Islamabad, (Asian independent) Pakistan has opened its border with Afghanistan at Chaman to allow return of Afghans to their country.

Last month, Pakistan sent back over 37,000 Afghan families after it opened the Pak-Afghan friendship gate at Chaman on the special request of the Afghan government, reports Dawn news.

Official sources said that the friendship gate opened from 8 a.m. to 5 p.m. on on Saturday and 2,977 Afghan citizens stranded in different areas of Balochistan crossed into Afghanistan.

Majority of these Afghan citizens had entered Pakistan without travelling documents.

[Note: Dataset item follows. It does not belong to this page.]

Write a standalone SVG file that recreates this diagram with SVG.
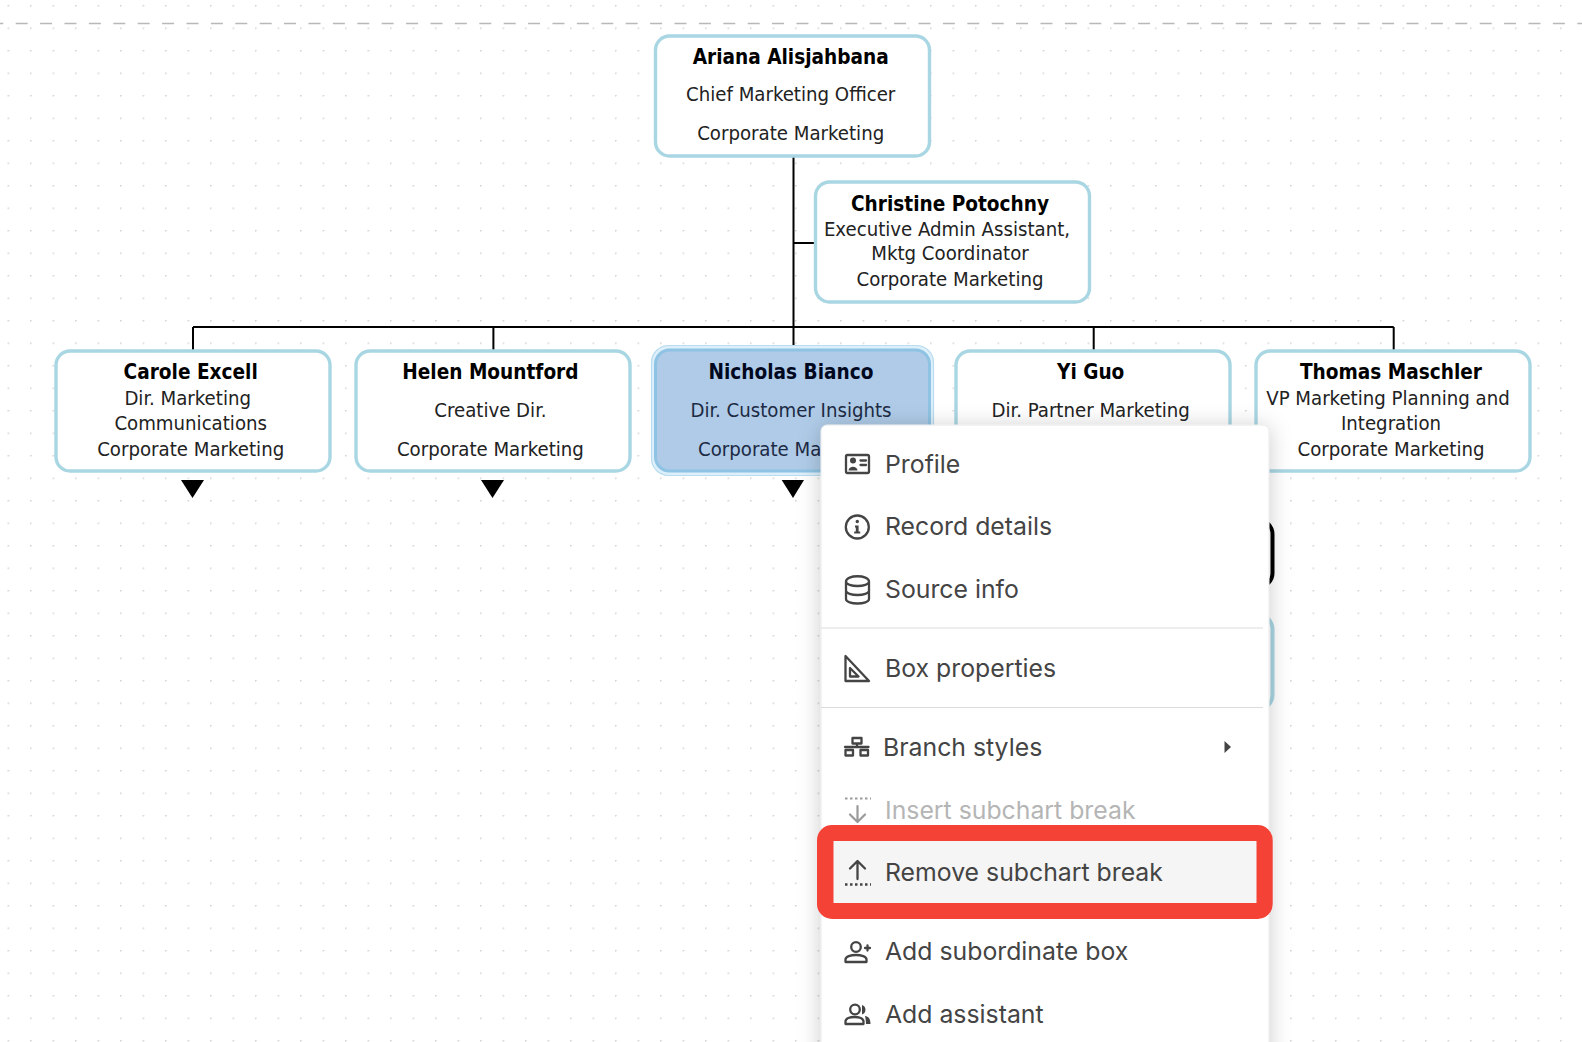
<svg xmlns="http://www.w3.org/2000/svg" width="1582" height="1042" viewBox="0 0 1582 1042">
<style>
.box{fill:#fff;stroke:#a9d6e3;stroke-width:3.4}
.n{font:bold 20.6px "DejaVu Sans Condensed","DejaVu Sans",sans-serif;fill:#000;text-anchor:middle}
.t{font:20.2px "DejaVu Sans Condensed","DejaVu Sans",sans-serif;fill:#222;text-anchor:middle}
.c{stroke:#000;stroke-width:2;fill:none}
.m{font:24.8px Inter,"Noto Sans",sans-serif;fill:#444}
.i{fill:none;stroke:#444;stroke-width:2.3;stroke-linecap:round;stroke-linejoin:round}
.f{fill:#444}
.tri{fill:#000}
</style>
<defs>
<pattern id="dots" x="7.6" y="5" width="22.5" height="22.5" patternUnits="userSpaceOnUse"><circle cx="0.5" cy="0.5" r="1.1" fill="#d0d0d0"/></pattern>
<filter id="sh" x="-15%" y="-15%" width="130%" height="130%"><feDropShadow dx="0" dy="2" stdDeviation="11" flood-color="#000" flood-opacity="0.2"/></filter>
</defs>
<rect width="1582" height="1042" fill="#fff"/>
<rect width="1582" height="1042" fill="url(#dots)"/>
<line x1="-8.7" y1="23.5" x2="1582" y2="23.5" stroke="#b8b8b8" stroke-width="1.4" stroke-dasharray="12 12.4"/>
<g id="connectors" class="c">
<path d="M793.5 157V350M793.5 243H814M193 327H1393.7M193 327V350M493.4 327V350M1093.7 327V350M1393.7 327V350"/>
</g>
<g id="node-ariana"><rect class="box" x="655.500" y="36" width="274" height="120" rx="14"/><text class="n" x="790.700" y="63.500">Ariana Alisjahbana</text><text class="t" x="790.700" y="101">Chief Marketing Officer</text><text class="t" x="790.700" y="140">Corporate Marketing</text></g>
<g id="node-christine"><rect class="box" x="815.500" y="182" width="274" height="120" rx="14"/><text class="n" x="950" y="210.500">Christine Potochny</text><text class="t" x="947" y="236">Executive Admin Assistant,</text><text class="t" x="950" y="260">Mktg Coordinator</text><text class="t" x="950" y="286">Corporate Marketing</text></g>
<g id="node-carole"><rect class="box" x="56" y="351" width="274" height="120" rx="14"/><text class="n" x="190.700" y="379">Carole Excell</text><text class="t" x="187.700" y="405">Dir. Marketing</text><text class="t" x="190.700" y="429.500">Communications</text><text class="t" x="190.700" y="455.500">Corporate Marketing</text><path class="tri" d="M181 480H204L192.500 498Z"/></g>
<g id="node-helen"><rect class="box" x="356" y="351" width="274" height="120" rx="14"/><text class="n" x="490.400" y="379">Helen Mountford</text><text class="t" x="490.400" y="416.500">Creative Dir.</text><text class="t" x="490.400" y="455.500">Corporate Marketing</text><path class="tri" d="M481 480H504L492.500 498Z"/></g>
<g id="node-nicholas"><rect x="651.500" y="345.500" width="282" height="130" rx="17" fill="#dceffa" stroke="#b9dcee" stroke-width="1.200"/><rect x="655.500" y="350" width="274" height="121" rx="14" fill="#afcbe7" stroke="#8fc3e3" stroke-width="3"/><text class="n" x="791" y="379" style="fill:#00081f">Nicholas Bianco</text><text class="t" x="791" y="416.500" style="fill:#1c2a44">Dir. Customer Insights</text><text class="t" x="698" y="455.500" style="fill:#1c2a44;text-anchor:start">Corporate Ma</text><path class="tri" d="M781.700 480H804L793 498Z"/></g>
<g id="node-yi"><rect class="box" x="956" y="351" width="274" height="120" rx="14"/><text class="n" x="1090.700" y="379">Yi Guo</text><text class="t" x="1090.700" y="416.500">Dir. Partner Marketing</text></g>
<g id="node-thomas"><rect class="box" x="1256" y="351" width="274" height="120" rx="14"/><text class="n" x="1391" y="379">Thomas Maschler</text><text class="t" x="1388" y="405">VP Marketing Planning and</text><text class="t" x="1391" y="429.500">Integration</text><text class="t" x="1391" y="455.500">Corporate Marketing</text></g>
<g id="node-hidden-black"><rect x="1100" y="520" width="172.500" height="67" rx="14" fill="#fff" stroke="#000" stroke-width="4"/></g>
<g id="node-hidden-blue"><rect x="1100" y="615" width="172.500" height="94" rx="14" fill="#fff" stroke="#a9d6e3" stroke-width="4"/></g>
<g id="context-menu">
<rect x="821" y="425" width="448" height="640" rx="6" fill="#fff" stroke="#e8e8e8" stroke-width="1" filter="url(#sh)"/>
<path d="M821 628H1263M821 707.500H1263" stroke="#dcdcdc" stroke-width="1.200"/>
<g id="item-profile"><rect class="i" x="846" y="455" width="23" height="18" rx="1.500"/><circle class="f" cx="853" cy="460.500" r="3"/><path class="f" d="M848.500 470.500c.5-5 8.500-5 9 0Z"/><path class="i" d="M860.500 460.500H866M860.500 465H866" stroke-width="1.600"/><text class="m" x="885" y="473">Profile</text></g>
<g id="item-record"><circle class="i" cx="857.300" cy="527" r="11.500"/><circle class="f" cx="857.300" cy="521.500" r="1.700"/><path class="f" d="M855 525.500h3.600v6h1.600v2h-6v-2h1.600v-4h-.8Z"/><text class="m" x="885" y="535">Record details</text></g>
<g id="item-source"><path class="i" d="M846 581.500c0-7 23-7 23 0V599c0 6-23 6-23 0ZM846 581.500c0 6 23 6 23 0M846 590.500c0 6 23 6 23 0"/><text class="m" x="885" y="597.700">Source info</text></g>
<g id="item-box"><path class="i" d="M845.500 656V681H869ZM850 668V676.500H858.500Z"/><text class="m" x="885" y="676.700">Box properties</text></g>
<g id="item-branch"><path class="i" d="M852.500 738H861.500V743.500H852.500ZM845.500 750H853V755.500H845.500ZM860.500 750H868V755.500H860.500ZM845 747H868.500M857 743.500V747" stroke-width="1.800"/><text class="m" x="883" y="755.700">Branch styles</text><path class="f" d="M1224.500 741L1231 747L1224.500 753Z"/></g>
<g id="item-insert"><path d="M845 798.500H871" fill="none" stroke="#9a9a9a" stroke-width="2.200" stroke-dasharray="2.500 2.500"/><path d="M857.500 806V821.500M850 814.500L857.500 822L865 814.500" fill="none" stroke="#9a9a9a" stroke-width="2.200" stroke-linecap="round" stroke-linejoin="round"/><text class="m" x="885" y="819" style="fill:#b5b5b5">Insert subchart break</text></g>
<g id="highlight"><rect x="817" y="825" width="455.700" height="94" rx="15" fill="#f44336"/><rect x="833.500" y="841" width="423" height="62" fill="#f5f5f5"/></g>
<g id="item-remove"><path class="i" d="M857.500 879V861.500M850 868.500L857.500 861L865 868.500"/><path d="M845 884.500H871" fill="none" stroke="#444" stroke-width="2.400" stroke-dasharray="2.500 2.500"/><text class="m" x="885" y="880.700">Remove subchart break</text></g>
<g id="item-add-sub"><circle class="i" cx="856" cy="947" r="4.800"/><path class="i" d="M845.500 962V959.500c0-6 21-6 21 0V962Z"/><path class="i" d="M865 948H870M867.500 945.500V950.500" stroke-width="1.600"/><text class="m" x="885" y="960">Add subordinate box</text></g>
<g id="item-add-assist"><circle class="i" cx="855" cy="1009.500" r="4.800"/><path class="i" d="M845.500 1024V1021.500c0-6 18-6 18 0V1024Z"/><path class="f" d="M862 1005a5 5 0 0 1 0 9.500ZM865 1016c4 .5 5.500 3.500 5.500 8H866c0-3-.5-6-1-8Z"/><text class="m" x="885" y="1022.700">Add assistant</text></g>
</g>
</svg>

They crossed into Pakistan through the Chaman border and other entering points between Pakistan and Afghanistan on the basis of Afghan national identity cards only.

“The border had opened for crossing Afghans and Pakistanis into their respective countries,” a senior official of the Chaman administration told Dawn news.

He said that so far 488 Pakistanis stranded in Afghanistan had also returned.

Majority of these Pakistani belonged to Khyber Pakhtunkhwa while some are from Balochistan and Punjab, he said.

He said the Pakistanis who arrived from Afghanistan on Saturday would be quarantined at a centre near the Pak-Afghan border.

“Those Pakistanis who are not willing to spend 14 days in quarantine will be sent back to Afghanistan,” an official of health department said.